I didn't intend to write about a four-day-old article, but as I was sorting through NPR's coverage this week of the AIG bonuses, I came upon this gem from Mara Liasson on Tuesday's ATC. The premise of Liasson's article "AIG Complicates Obama's Strategy" is that "a wave of populist outrage" over the AIG bonuses presents political difficulties for the Obama administration. However, something ugly was going on with Liasson's use of the word "populist."
The most common definition of "populism" is a political philosophy supporting the rights and power of the people in their struggle against the privileged elite. Indubitably, there has been plenty of outrage over the use of the taxpayer-funded bailout to give bonuses to wealthy financial executives. However, another common definition of populism, with a much more negative connotation, is: "a political strategy based on a calculated appeal to the interests or prejudices of ordinary people." It is this second connotation that drives Liasson's story.
This was most clear when Liasson claimed that Obama "let the stage directions show, just a little bit," when he joked that a catch in his throat was due to being choked up with anger over the AIG bonuses. Her point evidently being that the entire press conference was merely posturing necessary to "surf a wave of populist anger."
Of course, I don't know the hearts of Obama, Geithner, et al., any better than Liasson does, but this is an extremely cynical take, considering that are very good reasons to have serious concerns regarding the bailout of AIG and other financial institutions. Rather than admit those concerns, Liasson dismissed them as "populist backlash," and described the Congressional debate over the issue as a "fullblown pitchfork rebellion."

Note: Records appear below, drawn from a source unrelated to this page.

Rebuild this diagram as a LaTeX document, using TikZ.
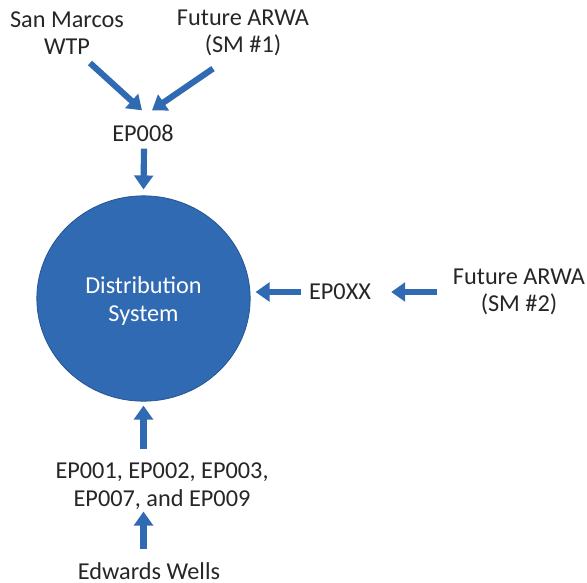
\documentclass[tikz,border=0pt]{standalone}
\usepackage{fontspec}
\setmainfont{Carlito}
\usepackage{tikz}
\usetikzlibrary{arrows.meta,shapes.geometric}
\definecolor{flowblue}{RGB}{47,106,178}
\definecolor{rimblue}{RGB}{38,86,146}

\begin{document}
\begin{tikzpicture}[x=0.75pt,y=-0.75pt,
        label/.style={inner sep=0pt, align=center, font=\fontsize{18.2}{20.8}\selectfont, text=black!85},
        flow/.style={flowblue, line width=4.6pt, -{Triangle[length=10.5pt,width=14pt]}}]
        \useasboundingbox (0,0) rectangle (587,583);

        % Draw the system
        \node[ellipse, draw=rimblue, line width=0.6pt, fill=flowblue, minimum width=160pt, minimum height=154pt,
              inner sep=0pt] (dist) at (143.5,298.5) {};
        \node[label, text=white] (distlabel) at (143.5,301) {Distribution\\System};

        % Labels for the sources
        \node[label] (wtp) at (67,33) {San Marcos\\WTP};
        \node[label] (arwa1) at (243,33) {Future ARWA\\(SM \#1)};
        \node[label] (ep008) at (143,133) {EP008};
        \node[label] (epxx) at (340,292) {EP0XX};
        \node[label] (arwa2) at (519,292) {Future ARWA\\(SM \#2)};
        \node[label] (epmain) at (162,486) {EP001, EP002, EP003,\\EP007, and EP009};
        \node[label] (wells) at (149,571) {Edwards Wells};

        % Draw the arrows
        %top
        \draw[flow] ([shift={(23,8)}]wtp.south) -- ([shift={(-1,-14)}]ep008.north);
        \draw[flow] ([shift={(-30,12)}]arwa1.south) -- ([shift={(9,-14)}]ep008.north);
        \draw[flow] ([shift={(1,7)}]ep008.south) -- ([shift={(0,-6)}]dist.north);
        %right
        \draw[flow] ([shift={(-8,0)}]epxx.west) -- ([shift={(5,0)}]epxx.west -| dist.east);
        \draw[flow] ([shift={(-16,0)}]arwa2.west) -- ([shift={(20,0)}]epxx.east);
        %bottom
        \draw[flow] ([shift={(0,-13)}]epmain.north -| dist.south) -- ([shift={(0,4)}]dist.south);
        \draw[flow] ([shift={(0,-13)}]wells.north -| dist.south) -- ([shift={(0,2)}]epmain.south -| dist.south);
\end{tikzpicture}
\end{document}
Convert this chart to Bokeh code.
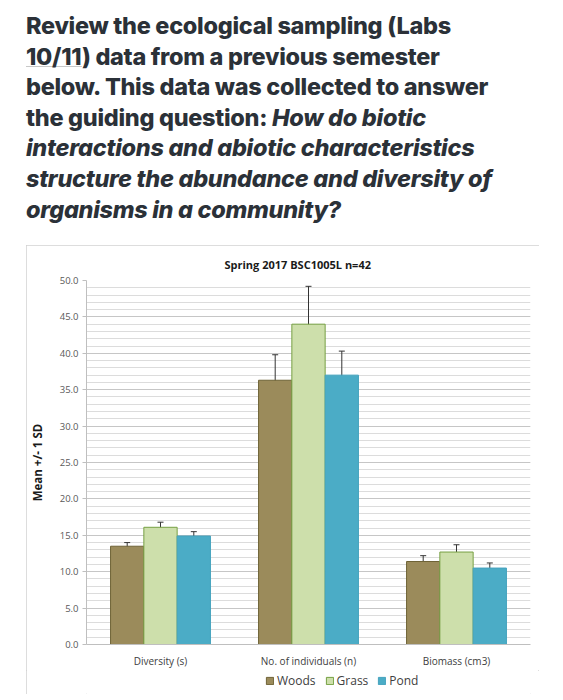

The problem, according to Liasson, is not the very real and justifiable concerns about the bailout, but the fact that the Obama administration is now "torn between attacking and defending some of the financial entities it needs to prop up in order to secure economic recovery." Obama's challenge, she says, is to convince voters/taxpayers that "the bailout money won't be used again in a way that insults taxpayers values." Excuse me, but these issues involve significant, quantifiable realities--budgets, salaries, layoffs, not to mention the transfer of hundreds of billions of dollars of public funds--not simply taxpayers' values (read "opinions").
Needless to say, it would be much more informative and useful if NPR were to report on the substance of the economic policy issues, rather than simply engaging in political scorekeeping while dismissing the actual debate as merely calculated posturing to mollify the pitchfork-wielding rubes.